Balcombe talks about going on a safari in South Africa and being told by the guide that the boat portion of the trip has to be canceled because there are “angry hippos” out there. Hippos, according to the guide, kill more people than any other African mammal. But that’s not true. The African mammal that kills the most humans is the human. In the Rwandan genocide of 1994, angry humans were killing up to 10,000 of their own kind every day. There are no official estimates, meanwhile, of how many humans are being killed by hippos. But only about 800 hippos remain in the Virunga National Park, down from 29,000 in the mid-1970s.
This may all come across as a grim picture, but Balcombe is optimistic. He says that while physical evolution moves slowly, cultural evolution can move very fast. Only two centuries ago, the slave trade was in full swing. Colonialism has all but died out since the end of World War II. The oppression of women and children is headed for the dust heap of history.

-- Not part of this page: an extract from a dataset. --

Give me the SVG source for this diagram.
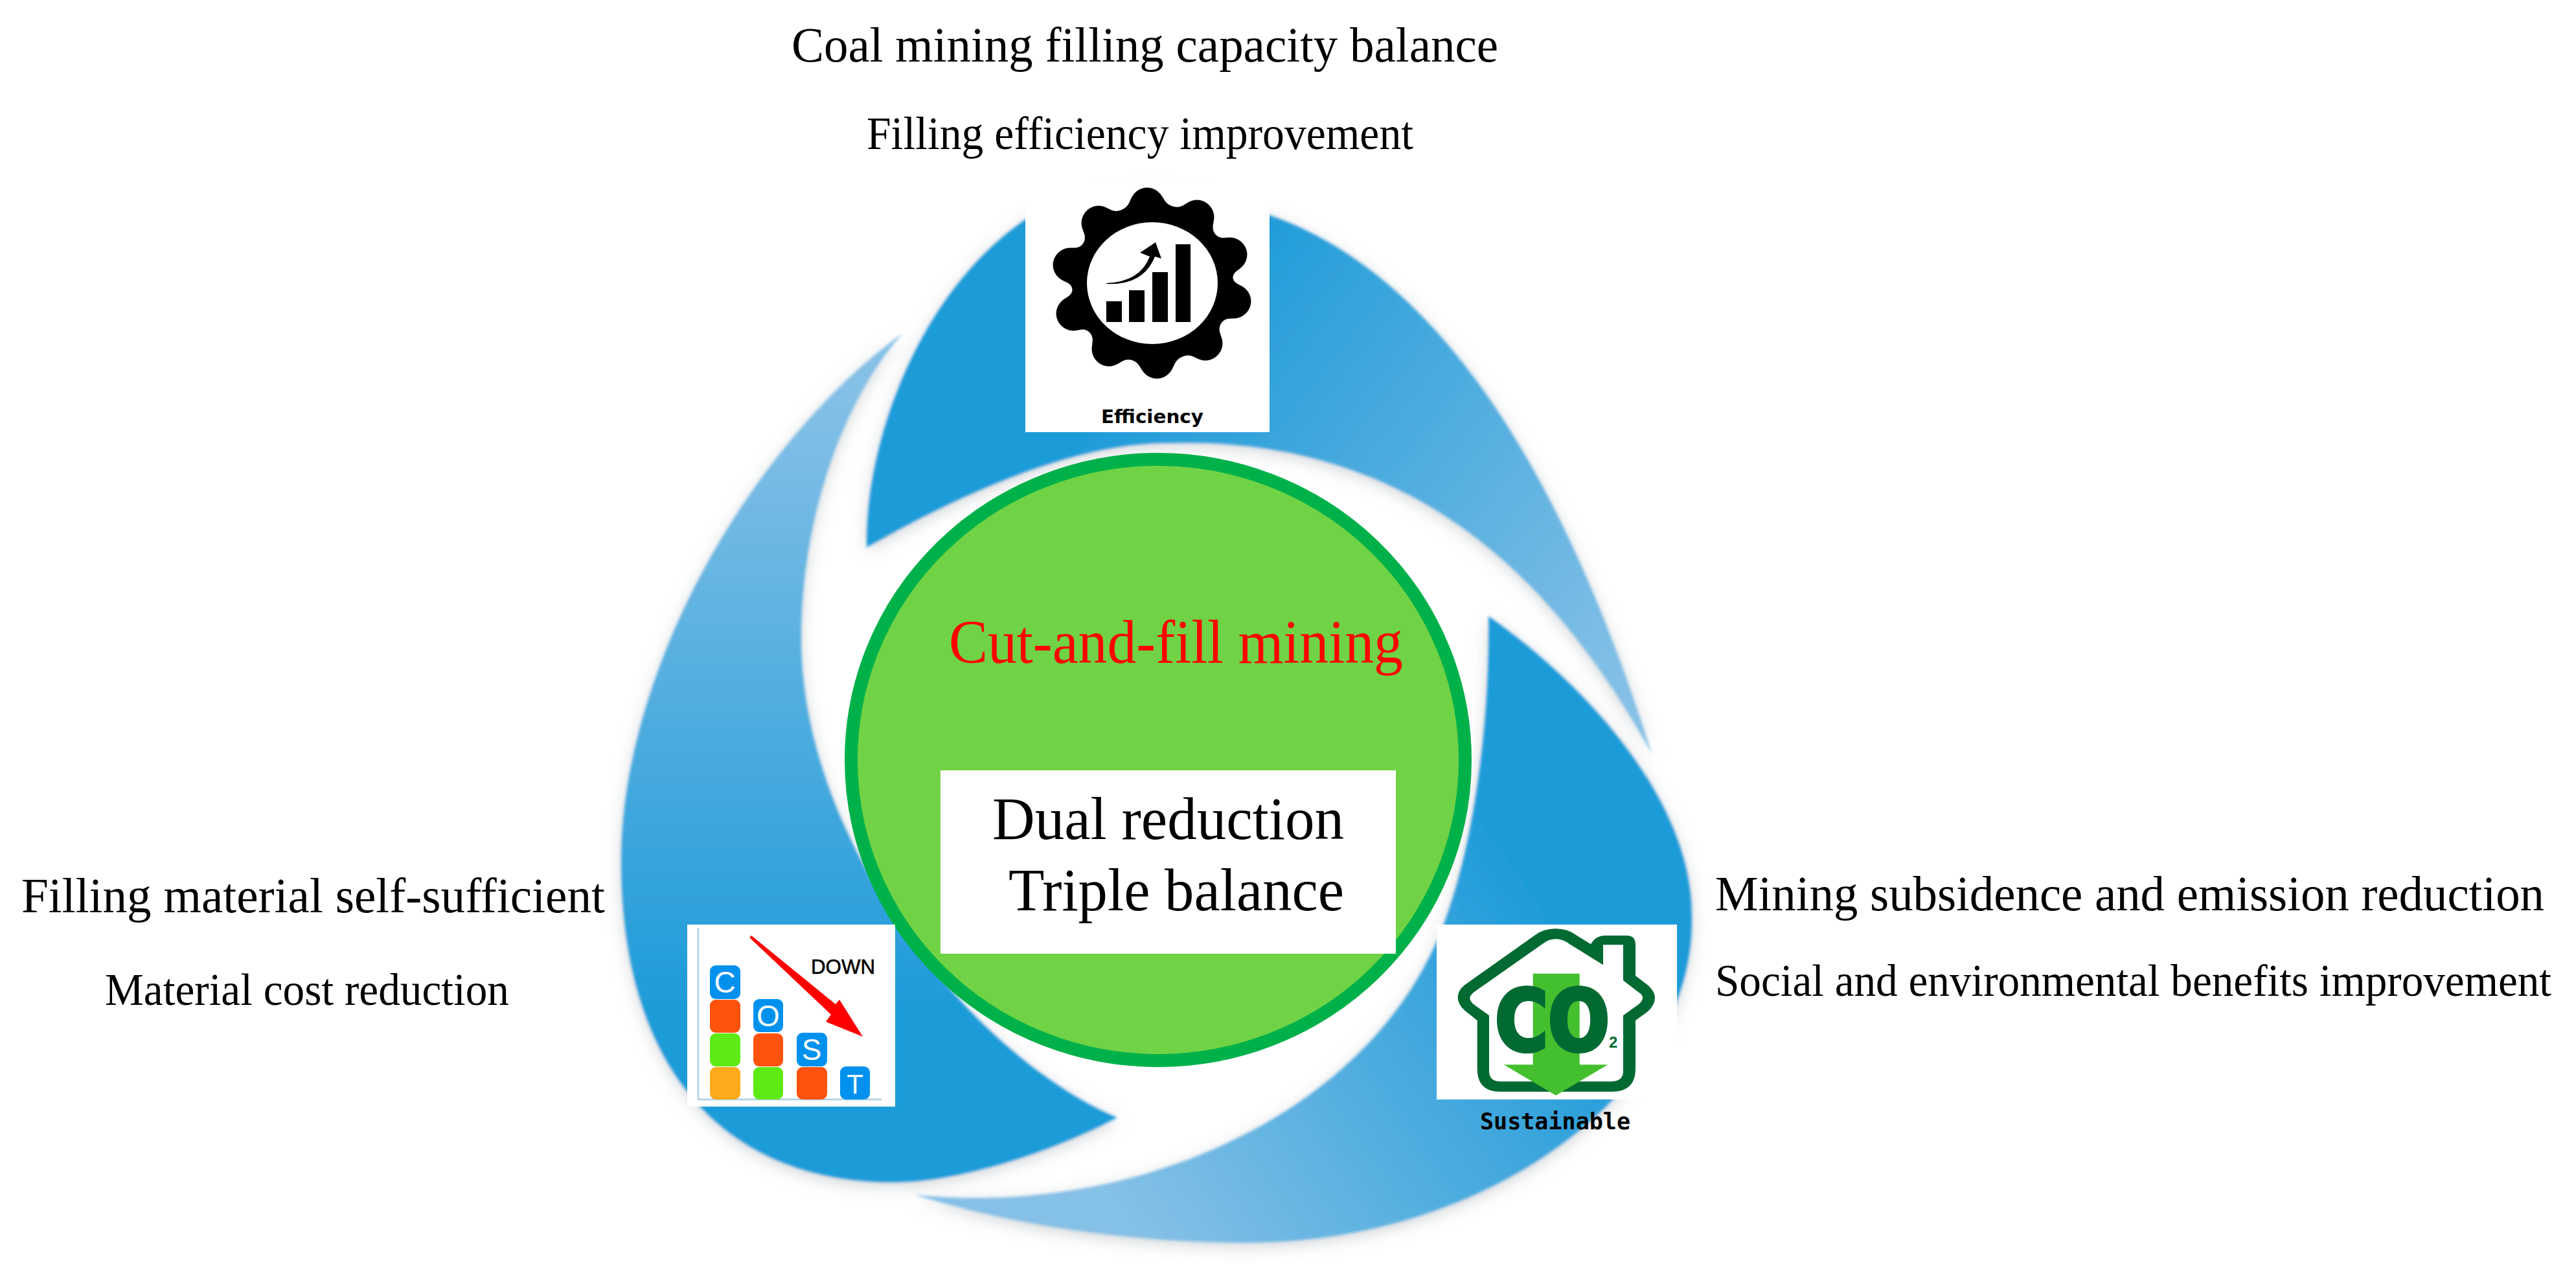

The next great social advance for humankind, he says, is the establishment of basic freedoms for sentient animals.
How can any of us play a meaningful role in making this happen? Very simply, says Balcombe, the one thing we can all do is stop buying animal products. Go vegan. “Going vegan,” he argues, “is the holy grail of personal activism for animals. Any decrease in the amount of meat eaten is to the good.”
The meat industry is responsible for more greenhouse gases than all cars, planes and the rest of the transportation industry combined. And while most of us have heard that cruelty to animals goes hand in hand with cruelty to other humans, Balcombe points out that this applies to entire societies, too. An extensive analysis of 581 American counties with and without slaughterhouses found that slaughterhouse employment increases the arrest rates for violent crimes.
“If we heard of an alien civilization,” her writes, “that takes babies away from their mothers, eats the babies and consumers the mother’s milk, we would probably not want to meet them.” But that’s the dairy industry. And Balcombe’s description of this, coming toward the end of his book, is especially poignant in that we have by now learned that cows, like so many other animals, suffer grief at the loss of a baby.
Balcombe suggests that two things will help turn the tide and lead us into our “second nature”. One is the growing knowledge that there are no great differences between us humans and the other animals when it comes to intelligence, emotion and the like. The other is that we’re beginning to realize that we just can’t go on the way we are. Climate change, he believes, may be a blessing in disguise, forcing us to a new relationship with the animals and nature.
The big question now is whether we can make the change before it’s too late.